───── DATASET EXCERPT
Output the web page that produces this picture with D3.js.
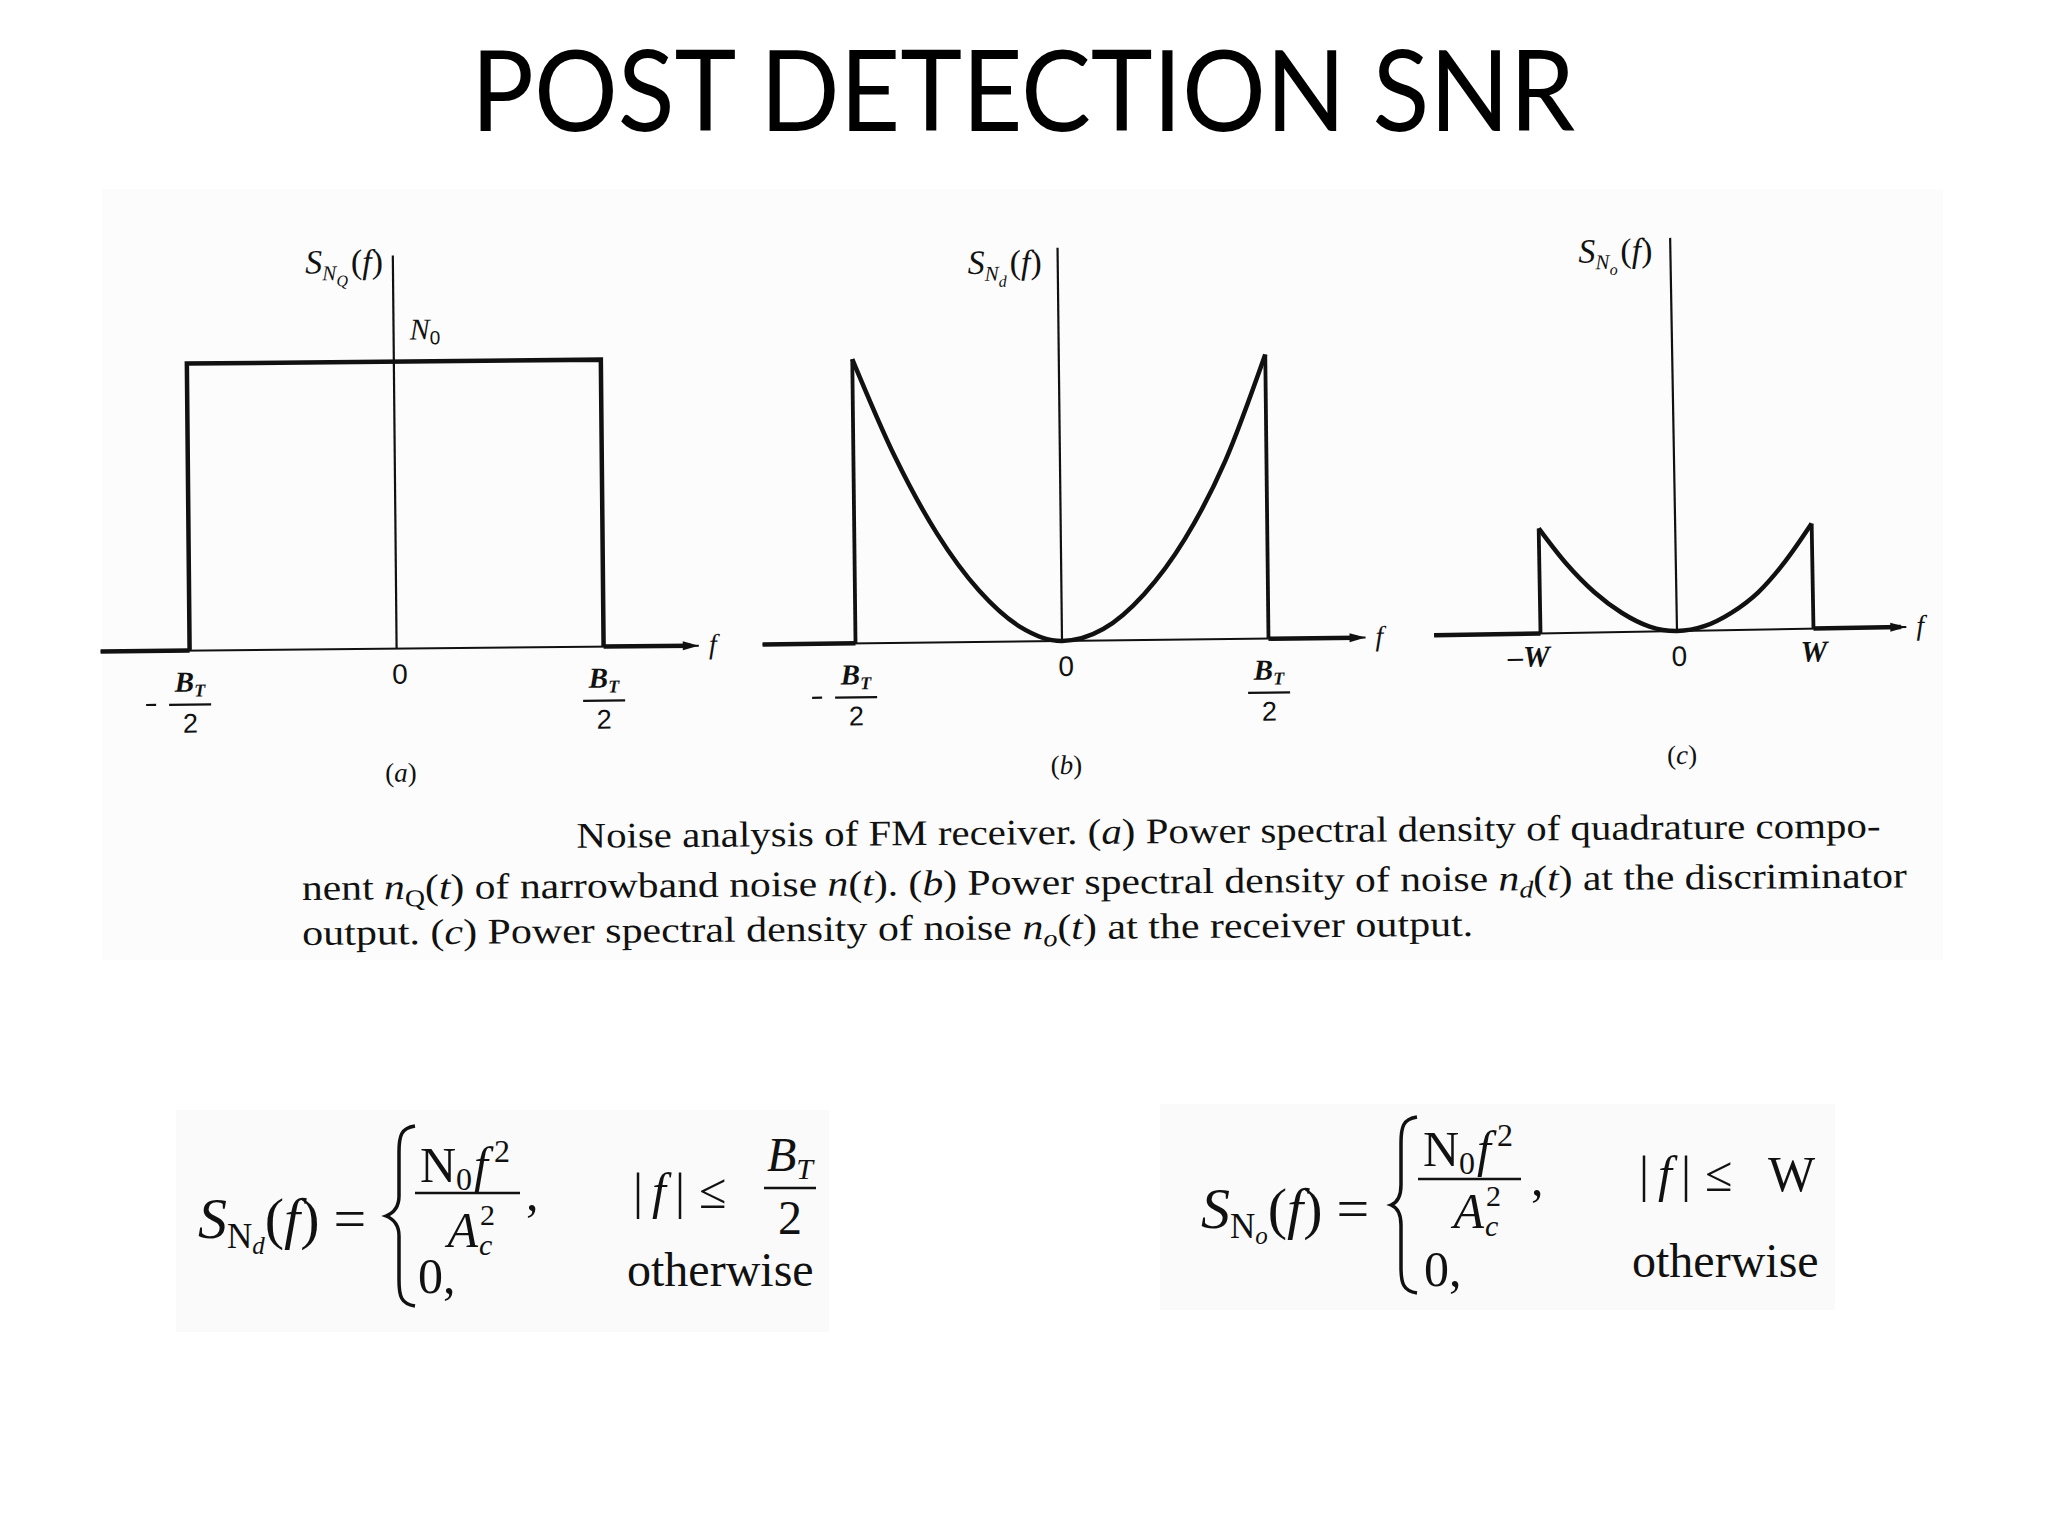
<!DOCTYPE html>
<html>
<head>
<meta charset="utf-8">
<script src="https://cdn.jsdelivr.net/npm/d3@7"></script>
<style>
  html, body { margin: 0; padding: 0; background: #fff; }
  svg { display: block; }
  .serif { font-family: "Liberation Serif", "DejaVu Serif", serif; }
  .sans { font-family: "Liberation Sans", Arial, sans-serif; }
  .title { font-family: Lato, "Open Sans", sans-serif; }
</style>
</head>
<body>
<script>
const WIDTH = 2048, HEIGHT = 1536;
const INK = "#111";

// (a) PSD of the quadrature component: f in units of B_T/2, level in units of N0
const bandA_f = [-1, -1, 1, 1];
const bandA_s = [0, 1, 1, 0];

// (b) PSD at the discriminator output, f in units of B_T/2
const curveB_f = [-1, -0.8, -0.6, -0.4, -0.2, 0, 0.2, 0.4, 0.6, 0.8, 1];
const curveB_s = [0.99, 0.65, 0.38, 0.18, 0.05, 0, 0.04, 0.16, 0.35, 0.62, 0.99];

// (c) PSD at the receiver output, f in units of W
const curveC_f = [-1, -0.8, -0.6, -0.4, -0.2, 0, 0.2, 0.4, 0.6, 0.8, 1];
const curveC_s = [0.366, 0.24, 0.14, 0.066, 0.017, 0, 0.015, 0.06, 0.13, 0.235, 0.366];

// extent of each f axis, in the panel's own units, and top of the S axis
const axisA_f = [-1.43, 1.46];
const axisB_f = [-1.45, 1.47];
const axisC_f = [-1.78, 1.68];
const axisTop_s = 1.37;

// tick labels
const ticksAB = [-1, 0, 1];
const ticksC = [-1, 0, 1];
const ticksC_labels = ["\u2013W", "0", "W"];

const svg = d3.select("body").append("svg")
    .attr("width", WIDTH)
    .attr("height", HEIGHT);

// small helper: text made of styled pieces
function rich(parent, x, y, size, parts, anchor) {
    const t = parent.append("text")
        .attr("x", x).attr("y", y)
        .attr("font-size", size)
        .attr("text-anchor", anchor || "start")
        .attr("class", "serif")
        .attr("fill", INK);
    parts.forEach(p => {
        if (typeof p === "string") p = { t: p };
        const s = t.append("tspan").text(p.t);
        if (p.i) s.attr("font-style", "italic");
        if (p.b) s.attr("font-weight", "bold");
        if (p.s) s.attr("font-size", p.s);
        if (p.dy) s.attr("dy", p.dy);
        if (p.dx) s.attr("dx", p.dx);
        if (p.cls) s.attr("class", p.cls);
    });
    return t;
}

// title
svg.append("text")
    .attr("class", "title")
    .attr("x", 1023).attr("y", 131)
    .attr("text-anchor", "middle")
    .attr("font-size", 112)
    .attr("textLength", 1104)
    .attr("lengthAdjust", "spacingAndGlyphs")
    .attr("fill", "#000")
    .text("POST DETECTION SNR");

// scanned figure backgrounds
svg.append("rect").attr("x", 102).attr("y", 189).attr("width", 1841).attr("height", 771).attr("fill", "#fcfcfc");
svg.append("rect").attr("x", 176).attr("y", 1110).attr("width", 653).attr("height", 222).attr("fill", "#fafafa");
svg.append("rect").attr("x", 1160).attr("y", 1104).attr("width", 675).attr("height", 206).attr("fill", "#fafafa");

const Y_UNIT = 287;

function drawPanel(cfg) {
    const g = svg.append("g")
        .attr("transform", `translate(${cfg.x},${cfg.y}) rotate(${cfg.rot})`);

    const x = d3.scaleLinear().domain([-1, 1]).range([-cfg.unit, cfg.unit]);
    const y = d3.scaleLinear().domain([0, 1]).range([0, -Y_UNIT]);

    const line = d3.line().x(d => x(d[0])).y(d => y(d[1]));

    // thin f axis across the band, heavier outside it
    g.append("path").attr("d", line([[cfg.axis[0], 0], [cfg.axis[1], 0]]))
        .attr("stroke", INK).attr("stroke-width", 2).attr("fill", "none");
    g.append("path").attr("d", line([[cfg.axis[0], 0], [-1, 0]]))
        .attr("stroke", INK).attr("stroke-width", 4.5).attr("fill", "none");
    g.append("path").attr("d", line([[1, 0], [cfg.axis[1] - 0.04, 0]]))
        .attr("stroke", INK).attr("stroke-width", 4.5).attr("fill", "none");
    const xe = x(cfg.axis[1]);
    g.append("path").attr("d", `M${xe - 16},-4.5L${xe},0L${xe - 16},4.5Z`).attr("fill", INK);

    // S axis
    g.append("path").attr("d", line([[0, 0], [0, axisTop_s]]))
        .attr("stroke", INK).attr("stroke-width", 2.2).attr("fill", "none");

    // the spectrum
    const pts = cfg.f.map((f, i) => [f, cfg.s[i]]);
    if (cfg.smooth) {
        const curve = d3.line().x(d => x(d[0])).y(d => y(d[1])).curve(d3.curveMonotoneX);
        g.append("path").attr("d", curve(pts))
            .attr("stroke", INK).attr("stroke-width", 4.5).attr("fill", "none")
            .attr("stroke-linejoin", "round");
        [pts[0], pts[pts.length - 1]].forEach(p => {
            g.append("path").attr("d", line([[p[0], 0], p]))
                .attr("stroke", INK).attr("stroke-width", 3.8).attr("fill", "none");
        });
    } else {
        g.append("path").attr("d", line(pts))
            .attr("stroke", INK).attr("stroke-width", 4.5).attr("fill", "none")
            .attr("stroke-linejoin", "miter");
    }

    // axis letter
    rich(g, xe + 10, 8, 28, [{ t: "f", i: true }]);

    // S(f) label
    rich(g, cfg.lab[0], cfg.lab[1], 34, [
        { t: "S", i: true },
        { t: "N", i: true, s: 21, dy: 7 },
        { t: cfg.sub, i: true, s: 16, dy: 6 },
        { t: "(", dy: -13, dx: 3 },
        { t: "f", i: true },
        ")"
    ], "end");

    // panel caption letter
    rich(g, x(0) + 3, 133, 27, ["(", { t: cfg.name, i: true }, ")"], "middle");

    return { g, x, y };
}

function fracTick(g, xc, neg) {
    rich(g, xc, 41, 29, [{ t: "B", i: true, b: true }, { t: "T", i: true, b: true, s: 18, dy: 5 }], "middle");
    g.append("line").attr("x1", xc - 21).attr("x2", xc + 21).attr("y1", 54).attr("y2", 54)
        .attr("stroke", INK).attr("stroke-width", 2.2);
    g.append("text").attr("class", "sans").attr("x", xc).attr("y", 82)
        .attr("text-anchor", "middle").attr("font-size", 27).attr("fill", INK).text("2");
    if (neg) {
        g.append("line").attr("x1", xc - 44).attr("x2", xc - 34).attr("y1", 54).attr("y2", 54)
            .attr("stroke", INK).attr("stroke-width", 2.2);
    }
}

function zeroTick(g, xz) {
    g.append("text").attr("class", "sans").attr("x", xz).attr("y", 35)
        .attr("text-anchor", "middle").attr("font-size", 28).attr("fill", INK).text("0");
}

// (a)
const pa = drawPanel({ name: "a", x: 396.6, y: 648.6, rot: -0.55, unit: 207,
    f: bandA_f, s: bandA_s, smooth: false, axis: axisA_f, sub: "Q", lab: [-10, -376] });
ticksAB.forEach(t => {
    if (t === 0) zeroTick(pa.g, pa.x(0) + 3);
    else fracTick(pa.g, pa.x(t), t < 0);
});
rich(pa.g, 16, pa.y(1) - 22, 30, [{ t: "N", i: true }, { t: "0", s: 19, dy: 5, cls: "sans" }]);

// (b)
const pb = drawPanel({ name: "b", x: 1062, y: 641, rot: -0.65, unit: 206.5,
    f: curveB_f, s: curveB_s, smooth: true, axis: axisB_f, sub: "d", lab: [-16, -368] });
ticksAB.forEach(t => {
    if (t === 0) zeroTick(pb.g, pb.x(0) + 4);
    else fracTick(pb.g, pb.x(t), t < 0);
});

// (c)
const pc = drawPanel({ name: "c", x: 1677, y: 631, rot: -1.0, unit: 136.5,
    f: curveC_f, s: curveC_s, smooth: true, axis: axisC_f, sub: "o", lab: [-18, -370] });
ticksC.forEach((t, i) => {
    if (t === 0) zeroTick(pc.g, pc.x(0) + 2);
    else rich(pc.g, pc.x(t) + (t < 0 ? -12 : 0), 33, 30,
        [{ t: ticksC_labels[i], i: true, b: true }], "middle");
});

// figure caption
const cap = svg.append("g").attr("transform", "rotate(-0.45, 302, 900)");
rich(cap, 577, 850, 36, [
    "Noise analysis of FM receiver. (", { t: "a", i: true },
    ") Power spectral density of quadrature compo-"
]).attr("textLength", 1304).attr("lengthAdjust", "spacingAndGlyphs");
rich(cap, 302, 900, 36, [
    "nent ", { t: "n", i: true }, { t: "Q", s: 24, dy: 7 }, { t: "(", dy: -7 }, { t: "t", i: true },
    ") of narrowband noise ", { t: "n", i: true }, "(", { t: "t", i: true }, "). (", { t: "b", i: true },
    ") Power spectral density of noise ", { t: "n", i: true }, { t: "d", i: true, s: 24, dy: 7 },
    { t: "(", dy: -7 }, { t: "t", i: true }, ") at the discriminator"
]).attr("textLength", 1605).attr("lengthAdjust", "spacingAndGlyphs");
rich(cap, 302, 945, 36, [
    "output. (", { t: "c", i: true }, ") Power spectral density of noise ", { t: "n", i: true },
    { t: "o", i: true, s: 24, dy: 7 }, { t: "(", dy: -7 }, { t: "t", i: true }, ") at the receiver output."
]).attr("textLength", 1171).attr("lengthAdjust", "spacingAndGlyphs");

// piecewise definitions
function brace(right, tip, top, bottom) {
    const mid = (top + bottom) / 2, c = right - 16;
    const d = `M${right},${top} C${c + 2},${top + 2} ${c},${top + 10} ${c},${top + 26}` +
        ` L${c},${mid - 20} C${c},${mid - 7} ${tip + 5},${mid - 2} ${tip},${mid}` +
        ` C${tip + 5},${mid + 2} ${c},${mid + 7} ${c},${mid + 20}` +
        ` L${c},${bottom - 26} C${c},${bottom - 10} ${c + 2},${bottom - 2} ${right},${bottom}`;
    svg.append("path").attr("d", d).attr("fill", "none").attr("stroke", INK).attr("stroke-width", 3.5);
}

function formula(o) {
    rich(svg, o.lhs[0], o.lhs[1], 58, [
        { t: "S", i: true }, { t: "N", s: 35, dy: 10 }, { t: o.sub, i: true, s: 25, dy: 6 },
        { t: "(", dy: -16 }, { t: "f", i: true }, ")", { t: "=", dx: 14 }
    ]);
    brace(o.brace[0], o.brace[1], o.brace[2], o.brace[3]);
    rich(svg, o.num[0], o.num[1], 50, [
        "N", { t: "0", s: 32, dy: 8 }, { t: "f", i: true, dy: -8, dx: 2 }, { t: "2", s: 32, dy: -20, dx: 6 }
    ]);
    svg.append("line").attr("x1", o.bar[0]).attr("x2", o.bar[1]).attr("y1", o.bar[2]).attr("y2", o.bar[2])
        .attr("stroke", INK).attr("stroke-width", 2.5);
    rich(svg, o.den[0], o.den[1], 50, [{ t: "A", i: true }], "end");
    rich(svg, o.den[0] + 2, o.den[1] - 22, 30, ["2"]);
    rich(svg, o.den[0] + 1, o.den[1] + 8, 30, [{ t: "c", i: true }]);
    rich(svg, o.comma[0], o.comma[1], 50, [","]);
    rich(svg, o.zero[0], o.zero[1], 50, ["0,"]);
    rich(svg, o.cond[0], o.cond[1], 50, ["|", { t: "f", i: true, dx: 9 }, { t: "|", dx: 9 }, { t: "\u2264", dx: 14 }]);
    if (o.condRhs) rich(svg, o.condRhs[0], o.condRhs[1], 50, [o.condRhs[2]]);
    rich(svg, o.other[0], o.other[1], 48, ["otherwise"]);
}

formula({ sub: "d", lhs: [198, 1238], brace: [415, 386, 1126, 1306], num: [420, 1182],
    bar: [415, 520, 1193], den: [478, 1247], comma: [526, 1210], zero: [418, 1293],
    cond: [633, 1208], condRhs: null, other: [627, 1286] });
// B_T / 2 on the right of the first condition
rich(svg, 790, 1171, 48, [{ t: "B", i: true }, { t: "T", i: true, s: 30, dy: 8 }], "middle");
svg.append("line").attr("x1", 764).attr("x2", 816).attr("y1", 1188).attr("y2", 1188)
    .attr("stroke", INK).attr("stroke-width", 2.5);
rich(svg, 790, 1234, 48, ["2"], "middle");

formula({ sub: "o", lhs: [1201, 1228], brace: [1417, 1391, 1117, 1293], num: [1423, 1166],
    bar: [1418, 1521, 1179], den: [1484, 1228], comma: [1531, 1195], zero: [1424, 1286],
    cond: [1639, 1191], condRhs: [1768, 1191, "W"], other: [1632, 1277] });
</script>
</body>
</html>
──────────
- _EXERCISE_: Repeat exactly and only the lines from the start of the data above through the line that holds "0.13, 0.235, 0.366];", inclusive. Pictures do not belong in the copy.

- _SOLUTION TO THE PROBLEM_:
Output the web page that produces this picture with D3.js.
<!DOCTYPE html>
<html>
<head>
<meta charset="utf-8">
<script src="https://cdn.jsdelivr.net/npm/d3@7"></script>
<style>
  html, body { margin: 0; padding: 0; background: #fff; }
  svg { display: block; }
  .serif { font-family: "Liberation Serif", "DejaVu Serif", serif; }
  .sans { font-family: "Liberation Sans", Arial, sans-serif; }
  .title { font-family: Lato, "Open Sans", sans-serif; }
</style>
</head>
<body>
<script>
const WIDTH = 2048, HEIGHT = 1536;
const INK = "#111";

// (a) PSD of the quadrature component: f in units of B_T/2, level in units of N0
const bandA_f = [-1, -1, 1, 1];
const bandA_s = [0, 1, 1, 0];

// (b) PSD at the discriminator output, f in units of B_T/2
const curveB_f = [-1, -0.8, -0.6, -0.4, -0.2, 0, 0.2, 0.4, 0.6, 0.8, 1];
const curveB_s = [0.99, 0.65, 0.38, 0.18, 0.05, 0, 0.04, 0.16, 0.35, 0.62, 0.99];

// (c) PSD at the receiver output, f in units of W
const curveC_f = [-1, -0.8, -0.6, -0.4, -0.2, 0, 0.2, 0.4, 0.6, 0.8, 1];
const curveC_s = [0.366, 0.24, 0.14, 0.066, 0.017, 0, 0.015, 0.06, 0.13, 0.235, 0.366];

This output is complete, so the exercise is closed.